===== Stored records =====

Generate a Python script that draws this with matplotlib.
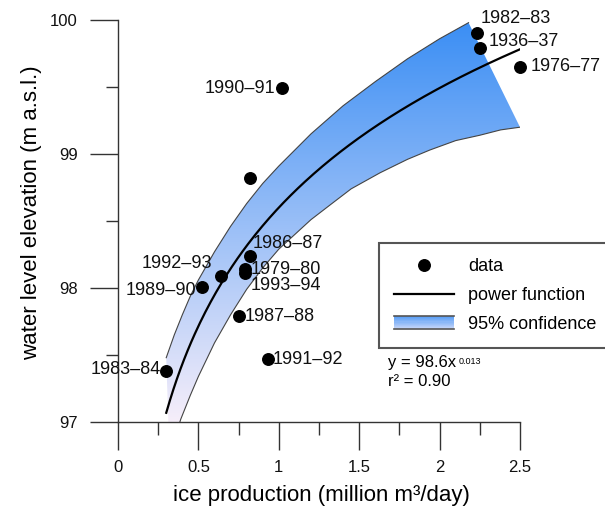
import numpy as np
import matplotlib
matplotlib.use('Agg')
import matplotlib.pyplot as plt
from matplotlib.colors import LinearSegmentedColormap
from matplotlib.legend_handler import HandlerBase
from matplotlib.lines import Line2D
from matplotlib.patches import Rectangle, Polygon
from matplotlib.ticker import MultipleLocator

plt.rcParams['font.family'] = ['Liberation Sans', 'DejaVu Sans']

# observed seasons
seasons = ['1982–83', '1936–37', '1976–77', '1990–91', '', '1986–87', '1979–80',
           '1993–94', '1992–93', '1989–90', '1987–88', '1991–92', '1983–84']
ice = [2.23, 2.25, 2.50, 1.02, 0.82, 0.82, 0.79, 0.79, 0.64, 0.52, 0.75, 0.93, 0.30]
level = [99.90, 99.79, 99.65, 99.49, 98.82, 98.24, 98.14, 98.11, 98.09, 98.01, 97.79, 97.47, 97.38]

# label offsets (points) and alignment
lab_dx = [3, 6, 8, -5, 0, 2, 4, 4, -6, -4, 4, 4, -4]
lab_dy = [11, 5, 0, 0, 0, 9, 0, -9, 9, -3, 0, 0, 1]
lab_ha = ['left', 'left', 'left', 'right', 'left', 'left', 'left', 'left',
          'right', 'right', 'left', 'left', 'right']

# power fit y = a * x^b
fit_a, fit_b = 98.6, 0.013
fit_r2 = 0.90

# 95% confidence band edges
upper_x = [0.30, 0.35, 0.40, 0.45, 0.50, 0.60, 0.70, 0.80, 0.90, 1.00, 1.20, 1.40, 1.60, 1.80, 2.00, 2.18]
upper_y = [97.48, 97.65, 97.80, 97.94, 98.06, 98.27, 98.46, 98.63, 98.78, 98.91, 99.15, 99.36, 99.54, 99.71, 99.86, 99.98]
lower_x = [0.32, 0.39, 0.45, 0.50, 0.60, 0.70, 0.80, 0.90, 1.00, 1.10, 1.20, 1.33, 1.45, 1.63, 1.80, 1.94, 2.10, 2.25, 2.38, 2.50]
lower_y = [96.75, 97.02, 97.20, 97.34, 97.59, 97.80, 97.99, 98.15, 98.29, 98.40, 98.51, 98.63, 98.74, 98.86, 98.96, 99.03, 99.10, 99.14, 99.18, 99.20]

band_cmap = LinearSegmentedColormap.from_list('band', ['#f6eefa', '#3a8ef4'])
axis_col = '#333333'


class GradientHandler(HandlerBase):
    def create_artists(self, legend, orig_handle, xdescent, ydescent,
                       width, height, fontsize, trans):
        arts = []
        n = 12
        for i in range(n):
            arts.append(Rectangle((-xdescent, -ydescent + height * i / n), width, height / n,
                                  facecolor=band_cmap(0.25 + 0.6 * i / (n - 1)),
                                  edgecolor='none', transform=trans))
        for yy in (-ydescent, -ydescent + height):
            arts.append(Line2D([-xdescent, -xdescent + width], [yy, yy],
                               color='#555555', lw=1.2, transform=trans))
        return arts


fig = plt.figure(figsize=(6.05, 5.08), dpi=100)
ax = fig.add_axes([118 / 605, 86 / 508, 402 / 605, 402 / 508])

# confidence band with vertical gradient
poly = Polygon(list(zip(upper_x, upper_y)) + list(zip(lower_x[::-1], lower_y[::-1])),
               closed=True, facecolor='none', edgecolor='none', transform=ax.transData)
ax.add_patch(poly)
grad = np.linspace(0, 1, 256).reshape(-1, 1)
im = ax.imshow(grad, extent=[0, 2.5, 97, 100], origin='lower', aspect='auto',
               cmap=band_cmap, zorder=1)
im.set_clip_path(poly)
ax.plot(upper_x, upper_y, color='#444444', lw=0.8, zorder=2)
ax.plot(lower_x, lower_y, color='#444444', lw=0.8, zorder=2)

# fitted power function
fx = np.linspace(0.30, 2.5, 200)
ax.plot(fx, fit_a * fx ** fit_b, color='black', lw=1.6, zorder=3)

# data
ax.plot(ice, level, 'o', color='black', ms=8.3, zorder=4, clip_on=False)
for i in range(len(seasons)):
    if seasons[i]:
        ax.annotate(seasons[i], (ice[i], level[i]), xytext=(lab_dx[i], lab_dy[i]),
                    textcoords='offset points', ha=lab_ha[i], va='center',
                    fontsize=13, color='#111111', annotation_clip=False, zorder=5)

ax.set_xlim(0, 2.5)
ax.set_ylim(97, 100)
ax.set_xticks([0, 0.5, 1, 1.5, 2, 2.5])
ax.set_xticklabels(['0', '0.5', '1', '1.5', '2', '2.5'])
ax.xaxis.set_minor_locator(MultipleLocator(0.25))
ax.yaxis.set_major_locator(MultipleLocator(1))
ax.yaxis.set_minor_locator(MultipleLocator(0.5))
ax.tick_params(which='major', length=20, width=1, direction='out', colors=axis_col, labelsize=12)
ax.tick_params(which='minor', length=9, width=1, direction='out', colors=axis_col)
ax.tick_params(axis='x', which='major', pad=7, labelcolor='#111111')
ax.tick_params(axis='y', which='major', pad=9, labelcolor='#111111')
for s in ['top', 'right']:
    ax.spines[s].set_visible(False)
for s in ['left', 'bottom']:
    ax.spines[s].set_color(axis_col)
    ax.spines[s].set_linewidth(1)

ax.set_xlabel('ice production (million m³/day)', fontsize=16, va='center')
ax.xaxis.set_label_coords(0.505, -0.182)
ax.set_ylabel('water level elevation (m a.s.l.)', fontsize=16, va='center')
ax.yaxis.set_label_coords(-0.215, 0.52)

# legend
handles = [Line2D([], [], ls='none', marker='o', color='black', ms=8.3),
           Line2D([], [], color='black', lw=1.6),
           Rectangle((0, 0), 1, 1)]
leg = fig.legend(handles, ['data', 'power function', '95% confidence'],
                 loc='upper left', bbox_to_anchor=(379 / 605, 1 - 243 / 508, 0.5, 0),
                 mode='expand', borderaxespad=0, fontsize=13, numpoints=1,
                 handlelength=3.3, handletextpad=0.8, borderpad=0.85, labelspacing=0.65,
                 fancybox=False, framealpha=1, edgecolor='#555555',
                 handler_map={Rectangle: GradientHandler()})
leg.get_frame().set_linewidth(1.5)

# equation
eq = ax.text(388 / 605, 1 - 363 / 508, 'y = 98.6x', transform=fig.transFigure,
             fontsize=12, va='center', ha='left')
ax.annotate('%.3f' % fit_b, xy=(1.03, 0.9), xycoords=eq, fontsize=6.5, va='top', ha='left')
ax.text(388 / 605, 1 - 381 / 508, 'r² = %.2f' % fit_r2, transform=fig.transFigure,
        fontsize=12, va='center', ha='left')

fig.savefig('out.png', dpi=100)
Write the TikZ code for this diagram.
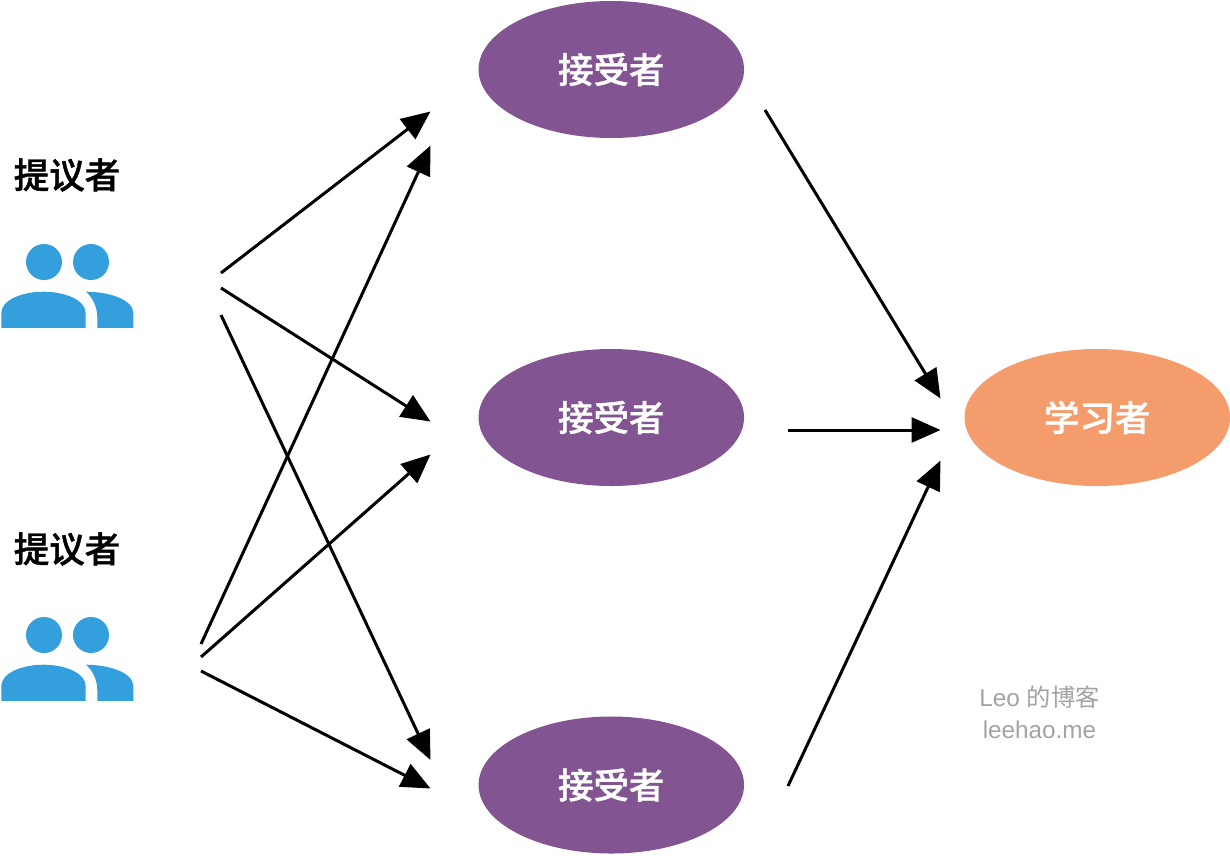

=====

▶ **Set problem**: Repeat the data in full and exactly. Omit pictures.

▶ **Task answer**:
Generate a Python script that draws this with matplotlib.
import numpy as np
import matplotlib
matplotlib.use('Agg')
import matplotlib.pyplot as plt
from matplotlib.colors import LinearSegmentedColormap
from matplotlib.legend_handler import HandlerBase
from matplotlib.lines import Line2D
from matplotlib.patches import Rectangle, Polygon
from matplotlib.ticker import MultipleLocator

plt.rcParams['font.family'] = ['Liberation Sans', 'DejaVu Sans']

# observed seasons
seasons = ['1982–83', '1936–37', '1976–77', '1990–91', '', '1986–87', '1979–80',
           '1993–94', '1992–93', '1989–90', '1987–88', '1991–92', '1983–84']
ice = [2.23, 2.25, 2.50, 1.02, 0.82, 0.82, 0.79, 0.79, 0.64, 0.52, 0.75, 0.93, 0.30]
level = [99.90, 99.79, 99.65, 99.49, 98.82, 98.24, 98.14, 98.11, 98.09, 98.01, 97.79, 97.47, 97.38]

# label offsets (points) and alignment
lab_dx = [3, 6, 8, -5, 0, 2, 4, 4, -6, -4, 4, 4, -4]
lab_dy = [11, 5, 0, 0, 0, 9, 0, -9, 9, -3, 0, 0, 1]
lab_ha = ['left', 'left', 'left', 'right', 'left', 'left', 'left', 'left',
          'right', 'right', 'left', 'left', 'right']

# power fit y = a * x^b
fit_a, fit_b = 98.6, 0.013
fit_r2 = 0.90

# 95% confidence band edges
upper_x = [0.30, 0.35, 0.40, 0.45, 0.50, 0.60, 0.70, 0.80, 0.90, 1.00, 1.20, 1.40, 1.60, 1.80, 2.00, 2.18]
upper_y = [97.48, 97.65, 97.80, 97.94, 98.06, 98.27, 98.46, 98.63, 98.78, 98.91, 99.15, 99.36, 99.54, 99.71, 99.86, 99.98]
lower_x = [0.32, 0.39, 0.45, 0.50, 0.60, 0.70, 0.80, 0.90, 1.00, 1.10, 1.20, 1.33, 1.45, 1.63, 1.80, 1.94, 2.10, 2.25, 2.38, 2.50]
lower_y = [96.75, 97.02, 97.20, 97.34, 97.59, 97.80, 97.99, 98.15, 98.29, 98.40, 98.51, 98.63, 98.74, 98.86, 98.96, 99.03, 99.10, 99.14, 99.18, 99.20]

band_cmap = LinearSegmentedColormap.from_list('band', ['#f6eefa', '#3a8ef4'])
axis_col = '#333333'


class GradientHandler(HandlerBase):
    def create_artists(self, legend, orig_handle, xdescent, ydescent,
                       width, height, fontsize, trans):
        arts = []
        n = 12
        for i in range(n):
            arts.append(Rectangle((-xdescent, -ydescent + height * i / n), width, height / n,
                                  facecolor=band_cmap(0.25 + 0.6 * i / (n - 1)),
                                  edgecolor='none', transform=trans))
        for yy in (-ydescent, -ydescent + height):
            arts.append(Line2D([-xdescent, -xdescent + width], [yy, yy],
                               color='#555555', lw=1.2, transform=trans))
        return arts


fig = plt.figure(figsize=(6.05, 5.08), dpi=100)
ax = fig.add_axes([118 / 605, 86 / 508, 402 / 605, 402 / 508])

# confidence band with vertical gradient
poly = Polygon(list(zip(upper_x, upper_y)) + list(zip(lower_x[::-1], lower_y[::-1])),
               closed=True, facecolor='none', edgecolor='none', transform=ax.transData)
ax.add_patch(poly)
grad = np.linspace(0, 1, 256).reshape(-1, 1)
im = ax.imshow(grad, extent=[0, 2.5, 97, 100], origin='lower', aspect='auto',
               cmap=band_cmap, zorder=1)
im.set_clip_path(poly)
ax.plot(upper_x, upper_y, color='#444444', lw=0.8, zorder=2)
ax.plot(lower_x, lower_y, color='#444444', lw=0.8, zorder=2)

# fitted power function
fx = np.linspace(0.30, 2.5, 200)
ax.plot(fx, fit_a * fx ** fit_b, color='black', lw=1.6, zorder=3)

# data
ax.plot(ice, level, 'o', color='black', ms=8.3, zorder=4, clip_on=False)
for i in range(len(seasons)):
    if seasons[i]:
        ax.annotate(seasons[i], (ice[i], level[i]), xytext=(lab_dx[i], lab_dy[i]),
                    textcoords='offset points', ha=lab_ha[i], va='center',
                    fontsize=13, color='#111111', annotation_clip=False, zorder=5)

ax.set_xlim(0, 2.5)
ax.set_ylim(97, 100)
ax.set_xticks([0, 0.5, 1, 1.5, 2, 2.5])
ax.set_xticklabels(['0', '0.5', '1', '1.5', '2', '2.5'])
ax.xaxis.set_minor_locator(MultipleLocator(0.25))
ax.yaxis.set_major_locator(MultipleLocator(1))
ax.yaxis.set_minor_locator(MultipleLocator(0.5))
ax.tick_params(which='major', length=20, width=1, direction='out', colors=axis_col, labelsize=12)
ax.tick_params(which='minor', length=9, width=1, direction='out', colors=axis_col)
ax.tick_params(axis='x', which='major', pad=7, labelcolor='#111111')
ax.tick_params(axis='y', which='major', pad=9, labelcolor='#111111')
for s in ['top', 'right']:
    ax.spines[s].set_visible(False)
for s in ['left', 'bottom']:
    ax.spines[s].set_color(axis_col)
    ax.spines[s].set_linewidth(1)

ax.set_xlabel('ice production (million m³/day)', fontsize=16, va='center')
ax.xaxis.set_label_coords(0.505, -0.182)
ax.set_ylabel('water level elevation (m a.s.l.)', fontsize=16, va='center')
ax.yaxis.set_label_coords(-0.215, 0.52)

# legend
handles = [Line2D([], [], ls='none', marker='o', color='black', ms=8.3),
           Line2D([], [], color='black', lw=1.6),
           Rectangle((0, 0), 1, 1)]
leg = fig.legend(handles, ['data', 'power function', '95% confidence'],
                 loc='upper left', bbox_to_anchor=(379 / 605, 1 - 243 / 508, 0.5, 0),
                 mode='expand', borderaxespad=0, fontsize=13, numpoints=1,
                 handlelength=3.3, handletextpad=0.8, borderpad=0.85, labelspacing=0.65,
                 fancybox=False, framealpha=1, edgecolor='#555555',
                 handler_map={Rectangle: GradientHandler()})
leg.get_frame().set_linewidth(1.5)

# equation
eq = ax.text(388 / 605, 1 - 363 / 508, 'y = 98.6x', transform=fig.transFigure,
             fontsize=12, va='center', ha='left')
ax.annotate('%.3f' % fit_b, xy=(1.03, 0.9), xycoords=eq, fontsize=6.5, va='top', ha='left')
ax.text(388 / 605, 1 - 381 / 508, 'r² = %.2f' % fit_r2, transform=fig.transFigure,
        fontsize=12, va='center', ha='left')

fig.savefig('out.png', dpi=100)
Write the TikZ code for this diagram.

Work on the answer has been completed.